Entries with chart source code
*****
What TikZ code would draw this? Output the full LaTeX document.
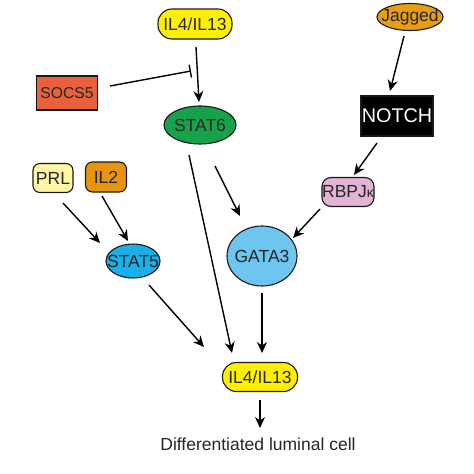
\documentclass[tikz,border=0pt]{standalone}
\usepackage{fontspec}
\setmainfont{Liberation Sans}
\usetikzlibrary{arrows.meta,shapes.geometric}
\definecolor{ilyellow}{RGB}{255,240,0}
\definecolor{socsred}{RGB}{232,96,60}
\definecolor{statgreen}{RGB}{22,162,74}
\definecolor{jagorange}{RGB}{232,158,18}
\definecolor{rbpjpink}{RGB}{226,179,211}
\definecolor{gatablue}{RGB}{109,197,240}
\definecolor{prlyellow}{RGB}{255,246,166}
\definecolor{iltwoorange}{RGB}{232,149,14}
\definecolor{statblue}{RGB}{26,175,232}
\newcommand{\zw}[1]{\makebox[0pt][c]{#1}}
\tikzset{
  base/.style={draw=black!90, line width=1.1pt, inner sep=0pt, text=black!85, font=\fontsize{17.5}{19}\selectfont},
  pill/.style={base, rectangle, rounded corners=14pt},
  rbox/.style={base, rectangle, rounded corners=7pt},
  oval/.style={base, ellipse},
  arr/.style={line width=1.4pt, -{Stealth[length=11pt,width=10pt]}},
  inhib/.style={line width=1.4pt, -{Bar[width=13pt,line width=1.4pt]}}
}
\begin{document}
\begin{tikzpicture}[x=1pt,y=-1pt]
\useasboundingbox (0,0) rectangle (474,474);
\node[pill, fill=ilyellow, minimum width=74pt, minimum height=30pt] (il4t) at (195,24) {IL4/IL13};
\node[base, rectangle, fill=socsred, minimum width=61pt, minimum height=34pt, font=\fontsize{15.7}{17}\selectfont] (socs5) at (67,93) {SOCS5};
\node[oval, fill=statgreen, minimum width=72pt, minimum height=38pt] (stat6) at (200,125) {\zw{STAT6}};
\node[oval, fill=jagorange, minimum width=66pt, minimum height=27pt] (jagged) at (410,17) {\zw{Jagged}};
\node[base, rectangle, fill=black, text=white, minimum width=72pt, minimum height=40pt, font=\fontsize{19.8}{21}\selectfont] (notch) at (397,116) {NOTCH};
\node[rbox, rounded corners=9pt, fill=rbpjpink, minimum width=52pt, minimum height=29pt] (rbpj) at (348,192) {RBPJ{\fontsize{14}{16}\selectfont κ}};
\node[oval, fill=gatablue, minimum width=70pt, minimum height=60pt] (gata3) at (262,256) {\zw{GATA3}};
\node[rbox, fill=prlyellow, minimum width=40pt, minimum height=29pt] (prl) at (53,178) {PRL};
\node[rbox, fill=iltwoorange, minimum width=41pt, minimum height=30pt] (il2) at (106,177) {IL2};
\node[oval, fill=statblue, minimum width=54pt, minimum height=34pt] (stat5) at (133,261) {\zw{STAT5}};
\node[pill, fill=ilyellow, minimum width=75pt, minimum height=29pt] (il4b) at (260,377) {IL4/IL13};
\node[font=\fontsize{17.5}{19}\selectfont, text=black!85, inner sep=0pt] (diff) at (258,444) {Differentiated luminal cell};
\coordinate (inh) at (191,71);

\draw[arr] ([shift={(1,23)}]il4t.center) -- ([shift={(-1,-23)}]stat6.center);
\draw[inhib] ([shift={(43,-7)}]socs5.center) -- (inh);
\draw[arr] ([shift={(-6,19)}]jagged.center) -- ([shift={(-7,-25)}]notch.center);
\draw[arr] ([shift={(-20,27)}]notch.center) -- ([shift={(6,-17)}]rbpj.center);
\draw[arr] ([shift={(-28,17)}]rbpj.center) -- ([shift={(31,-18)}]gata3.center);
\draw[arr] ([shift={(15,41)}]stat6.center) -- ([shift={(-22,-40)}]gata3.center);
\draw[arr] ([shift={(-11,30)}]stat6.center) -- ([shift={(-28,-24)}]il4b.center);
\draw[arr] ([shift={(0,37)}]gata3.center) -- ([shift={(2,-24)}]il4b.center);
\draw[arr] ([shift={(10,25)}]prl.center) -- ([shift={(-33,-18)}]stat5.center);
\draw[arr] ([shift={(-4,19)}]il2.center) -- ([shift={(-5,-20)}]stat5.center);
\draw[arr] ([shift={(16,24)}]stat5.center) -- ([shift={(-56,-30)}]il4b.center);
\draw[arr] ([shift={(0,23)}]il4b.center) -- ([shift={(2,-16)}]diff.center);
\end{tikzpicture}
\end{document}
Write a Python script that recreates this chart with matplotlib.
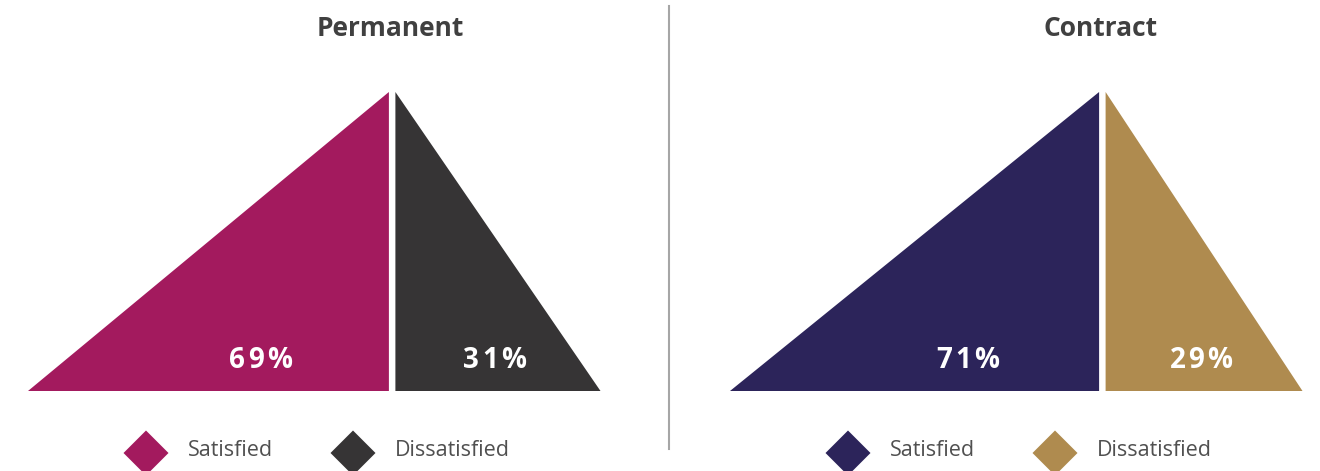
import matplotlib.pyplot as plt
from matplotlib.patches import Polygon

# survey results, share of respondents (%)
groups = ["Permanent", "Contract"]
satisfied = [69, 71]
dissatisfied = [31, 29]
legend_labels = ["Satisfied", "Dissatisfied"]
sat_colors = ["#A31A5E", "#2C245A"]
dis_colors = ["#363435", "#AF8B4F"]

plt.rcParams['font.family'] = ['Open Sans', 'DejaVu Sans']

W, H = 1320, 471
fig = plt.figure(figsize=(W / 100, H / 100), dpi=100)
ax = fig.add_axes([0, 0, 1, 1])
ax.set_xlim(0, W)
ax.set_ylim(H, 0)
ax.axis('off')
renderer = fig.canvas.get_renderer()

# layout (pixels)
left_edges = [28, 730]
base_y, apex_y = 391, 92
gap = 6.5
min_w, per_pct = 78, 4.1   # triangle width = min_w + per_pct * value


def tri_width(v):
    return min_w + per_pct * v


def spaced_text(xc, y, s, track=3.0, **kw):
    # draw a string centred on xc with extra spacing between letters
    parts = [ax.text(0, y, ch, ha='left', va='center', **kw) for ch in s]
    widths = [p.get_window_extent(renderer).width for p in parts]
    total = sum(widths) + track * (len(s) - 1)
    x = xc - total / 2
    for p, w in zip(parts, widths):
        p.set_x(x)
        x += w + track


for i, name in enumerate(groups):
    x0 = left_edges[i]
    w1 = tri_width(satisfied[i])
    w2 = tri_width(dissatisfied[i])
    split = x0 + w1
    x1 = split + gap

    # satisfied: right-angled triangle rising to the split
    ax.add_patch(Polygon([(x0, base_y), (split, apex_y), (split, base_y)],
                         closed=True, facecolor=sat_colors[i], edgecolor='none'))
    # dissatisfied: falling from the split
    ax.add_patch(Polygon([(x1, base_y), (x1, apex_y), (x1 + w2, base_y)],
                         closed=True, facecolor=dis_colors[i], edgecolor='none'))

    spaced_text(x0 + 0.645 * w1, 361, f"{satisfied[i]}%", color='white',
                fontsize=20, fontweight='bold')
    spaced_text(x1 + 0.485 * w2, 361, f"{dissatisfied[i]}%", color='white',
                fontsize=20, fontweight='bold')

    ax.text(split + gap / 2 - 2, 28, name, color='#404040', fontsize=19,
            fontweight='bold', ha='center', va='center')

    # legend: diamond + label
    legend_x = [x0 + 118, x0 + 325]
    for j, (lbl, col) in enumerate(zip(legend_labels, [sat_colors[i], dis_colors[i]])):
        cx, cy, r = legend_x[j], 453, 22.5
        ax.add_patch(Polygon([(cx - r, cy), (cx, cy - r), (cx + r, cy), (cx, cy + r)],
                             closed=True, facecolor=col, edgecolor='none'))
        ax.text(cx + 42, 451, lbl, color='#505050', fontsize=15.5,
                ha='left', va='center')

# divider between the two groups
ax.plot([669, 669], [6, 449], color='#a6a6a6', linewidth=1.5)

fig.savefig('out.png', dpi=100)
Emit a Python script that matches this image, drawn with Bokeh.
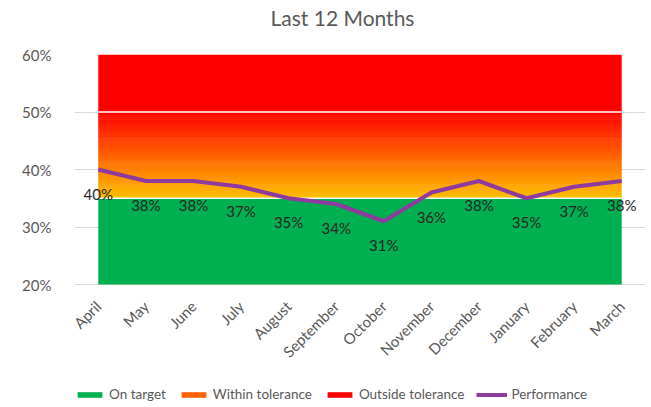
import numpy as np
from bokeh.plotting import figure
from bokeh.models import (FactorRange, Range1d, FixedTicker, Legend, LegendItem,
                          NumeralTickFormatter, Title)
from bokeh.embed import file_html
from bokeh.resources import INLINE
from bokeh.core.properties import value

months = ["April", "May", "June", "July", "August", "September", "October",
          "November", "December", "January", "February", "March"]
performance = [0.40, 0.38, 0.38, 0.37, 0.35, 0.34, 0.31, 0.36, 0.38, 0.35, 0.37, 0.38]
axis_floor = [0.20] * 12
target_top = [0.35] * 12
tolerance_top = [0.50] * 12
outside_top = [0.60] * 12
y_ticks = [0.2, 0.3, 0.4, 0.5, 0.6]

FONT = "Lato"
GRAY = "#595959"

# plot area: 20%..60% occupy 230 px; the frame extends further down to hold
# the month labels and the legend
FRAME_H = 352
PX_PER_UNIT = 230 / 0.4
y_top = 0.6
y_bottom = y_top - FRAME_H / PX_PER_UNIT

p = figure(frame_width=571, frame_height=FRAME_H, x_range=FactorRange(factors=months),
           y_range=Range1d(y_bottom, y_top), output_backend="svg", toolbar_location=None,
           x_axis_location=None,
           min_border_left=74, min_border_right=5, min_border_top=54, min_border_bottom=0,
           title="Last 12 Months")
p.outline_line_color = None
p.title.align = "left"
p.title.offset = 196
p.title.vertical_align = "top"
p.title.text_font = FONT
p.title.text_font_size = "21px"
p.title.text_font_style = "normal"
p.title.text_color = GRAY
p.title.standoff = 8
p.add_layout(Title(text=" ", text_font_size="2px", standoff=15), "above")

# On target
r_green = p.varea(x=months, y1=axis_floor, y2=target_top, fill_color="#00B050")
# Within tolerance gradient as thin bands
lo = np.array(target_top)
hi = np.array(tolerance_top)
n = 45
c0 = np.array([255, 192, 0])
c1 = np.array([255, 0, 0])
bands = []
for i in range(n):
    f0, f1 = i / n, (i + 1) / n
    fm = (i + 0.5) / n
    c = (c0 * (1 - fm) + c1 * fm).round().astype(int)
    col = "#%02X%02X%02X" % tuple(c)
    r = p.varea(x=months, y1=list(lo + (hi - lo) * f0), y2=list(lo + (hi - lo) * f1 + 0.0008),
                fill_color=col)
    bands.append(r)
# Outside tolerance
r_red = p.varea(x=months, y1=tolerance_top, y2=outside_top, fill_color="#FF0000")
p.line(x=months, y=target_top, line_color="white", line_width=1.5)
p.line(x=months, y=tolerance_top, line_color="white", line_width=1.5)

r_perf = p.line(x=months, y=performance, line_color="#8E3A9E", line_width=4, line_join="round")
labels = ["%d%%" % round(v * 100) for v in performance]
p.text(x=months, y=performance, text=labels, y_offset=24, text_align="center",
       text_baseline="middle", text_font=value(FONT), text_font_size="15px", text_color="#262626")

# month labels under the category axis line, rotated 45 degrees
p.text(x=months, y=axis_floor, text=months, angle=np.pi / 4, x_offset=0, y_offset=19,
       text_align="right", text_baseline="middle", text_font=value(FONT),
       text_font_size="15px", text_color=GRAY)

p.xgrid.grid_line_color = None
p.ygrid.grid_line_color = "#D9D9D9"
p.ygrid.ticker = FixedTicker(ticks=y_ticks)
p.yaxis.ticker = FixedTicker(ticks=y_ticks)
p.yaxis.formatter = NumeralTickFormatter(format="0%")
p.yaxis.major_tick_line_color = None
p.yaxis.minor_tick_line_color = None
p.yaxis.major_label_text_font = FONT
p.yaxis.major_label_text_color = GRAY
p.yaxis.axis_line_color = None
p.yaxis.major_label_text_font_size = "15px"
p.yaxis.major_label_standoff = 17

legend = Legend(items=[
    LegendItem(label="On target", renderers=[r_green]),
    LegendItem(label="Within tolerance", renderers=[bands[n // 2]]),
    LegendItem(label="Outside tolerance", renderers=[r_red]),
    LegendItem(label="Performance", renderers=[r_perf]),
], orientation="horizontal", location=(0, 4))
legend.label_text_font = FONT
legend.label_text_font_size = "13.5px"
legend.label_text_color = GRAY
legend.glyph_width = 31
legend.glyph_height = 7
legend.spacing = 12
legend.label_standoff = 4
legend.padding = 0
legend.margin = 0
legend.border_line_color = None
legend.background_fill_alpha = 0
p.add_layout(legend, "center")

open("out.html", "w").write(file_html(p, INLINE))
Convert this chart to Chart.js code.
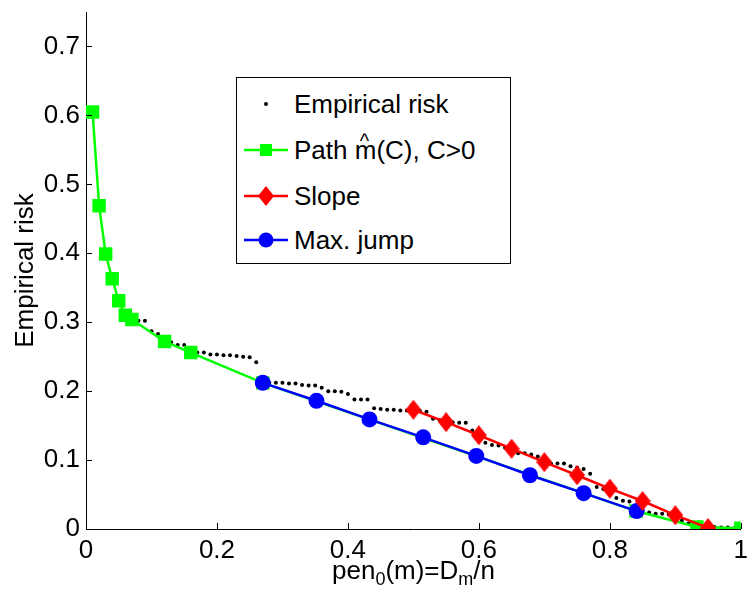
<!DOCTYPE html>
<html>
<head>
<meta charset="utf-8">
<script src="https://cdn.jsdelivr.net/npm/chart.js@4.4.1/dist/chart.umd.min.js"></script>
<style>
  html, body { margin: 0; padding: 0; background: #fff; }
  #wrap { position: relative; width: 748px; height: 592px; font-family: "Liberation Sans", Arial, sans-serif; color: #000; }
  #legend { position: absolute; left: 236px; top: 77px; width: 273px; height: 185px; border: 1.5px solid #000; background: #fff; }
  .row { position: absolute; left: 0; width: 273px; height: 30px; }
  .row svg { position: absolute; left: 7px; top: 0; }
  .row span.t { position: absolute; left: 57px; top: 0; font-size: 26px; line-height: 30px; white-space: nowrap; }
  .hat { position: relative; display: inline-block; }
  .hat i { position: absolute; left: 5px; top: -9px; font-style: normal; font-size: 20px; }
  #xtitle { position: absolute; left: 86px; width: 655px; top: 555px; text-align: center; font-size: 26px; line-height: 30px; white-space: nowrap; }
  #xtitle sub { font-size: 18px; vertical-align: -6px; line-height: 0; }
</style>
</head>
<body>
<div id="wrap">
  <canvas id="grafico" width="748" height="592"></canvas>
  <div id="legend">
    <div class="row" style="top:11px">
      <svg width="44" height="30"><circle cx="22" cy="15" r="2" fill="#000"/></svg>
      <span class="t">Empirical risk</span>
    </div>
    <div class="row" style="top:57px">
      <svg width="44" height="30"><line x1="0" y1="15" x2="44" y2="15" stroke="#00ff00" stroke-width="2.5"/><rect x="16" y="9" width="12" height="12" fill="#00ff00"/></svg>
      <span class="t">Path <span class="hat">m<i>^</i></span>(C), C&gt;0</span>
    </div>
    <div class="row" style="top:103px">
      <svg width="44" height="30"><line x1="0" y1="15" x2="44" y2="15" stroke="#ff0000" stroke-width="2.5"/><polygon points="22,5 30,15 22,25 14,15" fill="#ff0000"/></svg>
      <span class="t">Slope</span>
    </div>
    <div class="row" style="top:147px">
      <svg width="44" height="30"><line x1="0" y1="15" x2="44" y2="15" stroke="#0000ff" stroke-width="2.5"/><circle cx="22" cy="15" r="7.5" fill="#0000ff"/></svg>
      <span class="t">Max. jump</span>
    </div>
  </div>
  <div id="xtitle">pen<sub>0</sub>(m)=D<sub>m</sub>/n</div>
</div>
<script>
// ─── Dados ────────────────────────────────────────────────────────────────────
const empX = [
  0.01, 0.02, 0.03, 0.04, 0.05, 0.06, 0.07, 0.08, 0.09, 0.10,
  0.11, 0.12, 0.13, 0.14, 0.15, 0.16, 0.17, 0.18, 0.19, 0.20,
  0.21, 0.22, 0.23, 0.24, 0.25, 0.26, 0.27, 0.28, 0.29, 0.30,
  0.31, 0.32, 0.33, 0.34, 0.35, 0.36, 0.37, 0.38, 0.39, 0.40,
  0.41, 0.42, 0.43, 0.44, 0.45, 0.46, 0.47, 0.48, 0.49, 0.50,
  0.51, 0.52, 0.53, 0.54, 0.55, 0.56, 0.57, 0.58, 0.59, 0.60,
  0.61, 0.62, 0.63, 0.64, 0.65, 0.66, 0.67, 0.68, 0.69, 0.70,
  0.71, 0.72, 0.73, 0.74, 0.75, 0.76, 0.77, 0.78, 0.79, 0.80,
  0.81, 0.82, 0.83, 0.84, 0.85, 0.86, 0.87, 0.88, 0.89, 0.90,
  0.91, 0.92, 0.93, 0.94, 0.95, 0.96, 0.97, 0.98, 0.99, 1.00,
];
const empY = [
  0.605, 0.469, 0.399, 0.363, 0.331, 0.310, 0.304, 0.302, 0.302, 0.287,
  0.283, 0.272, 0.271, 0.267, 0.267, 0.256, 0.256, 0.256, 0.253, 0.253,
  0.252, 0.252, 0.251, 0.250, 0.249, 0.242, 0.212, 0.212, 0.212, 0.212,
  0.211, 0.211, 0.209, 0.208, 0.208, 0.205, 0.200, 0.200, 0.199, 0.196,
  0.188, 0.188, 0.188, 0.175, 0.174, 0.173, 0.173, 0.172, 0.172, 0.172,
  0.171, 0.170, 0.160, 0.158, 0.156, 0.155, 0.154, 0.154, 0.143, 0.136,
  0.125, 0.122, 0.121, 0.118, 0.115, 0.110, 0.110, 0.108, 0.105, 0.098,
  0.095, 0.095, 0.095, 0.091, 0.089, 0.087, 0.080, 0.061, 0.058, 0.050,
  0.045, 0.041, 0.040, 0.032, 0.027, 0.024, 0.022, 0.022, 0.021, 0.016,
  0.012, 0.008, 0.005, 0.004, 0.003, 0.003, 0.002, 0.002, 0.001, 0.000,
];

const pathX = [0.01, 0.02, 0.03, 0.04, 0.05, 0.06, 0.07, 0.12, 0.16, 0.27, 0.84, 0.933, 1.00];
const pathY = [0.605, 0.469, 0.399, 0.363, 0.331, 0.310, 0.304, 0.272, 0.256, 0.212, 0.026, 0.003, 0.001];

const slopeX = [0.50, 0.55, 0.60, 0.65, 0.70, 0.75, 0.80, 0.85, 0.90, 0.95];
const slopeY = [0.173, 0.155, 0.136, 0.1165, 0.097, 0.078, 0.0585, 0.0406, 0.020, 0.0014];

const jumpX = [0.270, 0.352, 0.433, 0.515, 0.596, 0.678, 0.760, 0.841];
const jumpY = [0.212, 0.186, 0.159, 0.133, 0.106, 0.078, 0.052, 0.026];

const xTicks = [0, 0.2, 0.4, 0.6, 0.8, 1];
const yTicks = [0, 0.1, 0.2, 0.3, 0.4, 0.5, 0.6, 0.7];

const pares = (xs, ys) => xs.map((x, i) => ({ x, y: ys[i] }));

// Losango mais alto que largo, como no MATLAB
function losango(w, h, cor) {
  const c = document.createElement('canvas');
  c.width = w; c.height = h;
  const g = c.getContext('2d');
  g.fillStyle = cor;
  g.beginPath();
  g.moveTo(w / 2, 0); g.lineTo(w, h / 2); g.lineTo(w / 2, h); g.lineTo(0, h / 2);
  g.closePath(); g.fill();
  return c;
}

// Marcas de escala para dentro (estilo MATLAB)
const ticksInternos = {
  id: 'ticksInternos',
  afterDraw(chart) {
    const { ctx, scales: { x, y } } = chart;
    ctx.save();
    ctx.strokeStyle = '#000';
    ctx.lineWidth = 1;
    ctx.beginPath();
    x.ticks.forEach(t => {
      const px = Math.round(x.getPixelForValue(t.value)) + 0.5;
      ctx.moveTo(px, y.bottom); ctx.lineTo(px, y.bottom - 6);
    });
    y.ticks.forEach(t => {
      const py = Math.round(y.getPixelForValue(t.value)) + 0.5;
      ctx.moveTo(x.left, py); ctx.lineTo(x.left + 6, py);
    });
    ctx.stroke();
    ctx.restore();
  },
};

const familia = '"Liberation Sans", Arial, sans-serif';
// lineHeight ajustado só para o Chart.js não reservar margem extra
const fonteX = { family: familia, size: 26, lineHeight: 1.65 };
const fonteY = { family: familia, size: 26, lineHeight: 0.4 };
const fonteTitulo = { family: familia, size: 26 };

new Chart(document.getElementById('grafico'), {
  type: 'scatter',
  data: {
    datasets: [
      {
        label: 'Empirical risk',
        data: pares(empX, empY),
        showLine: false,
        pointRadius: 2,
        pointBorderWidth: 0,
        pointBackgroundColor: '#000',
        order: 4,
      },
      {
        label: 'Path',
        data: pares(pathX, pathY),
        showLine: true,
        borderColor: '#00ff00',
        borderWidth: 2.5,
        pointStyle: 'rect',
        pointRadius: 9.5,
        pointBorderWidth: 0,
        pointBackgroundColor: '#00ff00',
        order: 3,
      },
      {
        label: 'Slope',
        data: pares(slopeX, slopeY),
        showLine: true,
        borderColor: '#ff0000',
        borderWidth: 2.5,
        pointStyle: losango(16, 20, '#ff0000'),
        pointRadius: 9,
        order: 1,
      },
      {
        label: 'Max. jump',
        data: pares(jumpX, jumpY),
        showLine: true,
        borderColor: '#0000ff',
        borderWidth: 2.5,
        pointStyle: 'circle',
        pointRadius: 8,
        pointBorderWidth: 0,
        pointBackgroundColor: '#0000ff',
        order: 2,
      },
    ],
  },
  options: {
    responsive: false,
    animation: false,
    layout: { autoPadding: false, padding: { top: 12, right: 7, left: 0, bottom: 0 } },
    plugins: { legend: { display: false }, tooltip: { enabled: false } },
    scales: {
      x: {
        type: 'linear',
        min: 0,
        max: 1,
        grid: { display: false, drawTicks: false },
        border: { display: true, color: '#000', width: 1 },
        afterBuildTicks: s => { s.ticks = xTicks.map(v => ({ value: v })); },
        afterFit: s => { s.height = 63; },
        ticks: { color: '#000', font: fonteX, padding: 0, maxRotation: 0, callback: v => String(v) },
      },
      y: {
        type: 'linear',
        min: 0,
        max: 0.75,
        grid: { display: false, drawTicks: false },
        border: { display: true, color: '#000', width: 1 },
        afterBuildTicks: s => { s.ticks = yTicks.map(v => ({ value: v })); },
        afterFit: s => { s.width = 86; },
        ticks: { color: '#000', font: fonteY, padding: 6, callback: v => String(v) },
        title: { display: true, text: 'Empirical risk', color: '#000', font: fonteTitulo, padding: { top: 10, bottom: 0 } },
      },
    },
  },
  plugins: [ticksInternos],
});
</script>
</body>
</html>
*****
Take each line of the material that contains the word "this" and list it.

What TikZ code would draw this? Output the full LaTeX document.
Write a Python script that recreates this chart with matplotlib.
Emit a Python script that matches this image, drawn with Bokeh.
Convert this chart to Chart.js code.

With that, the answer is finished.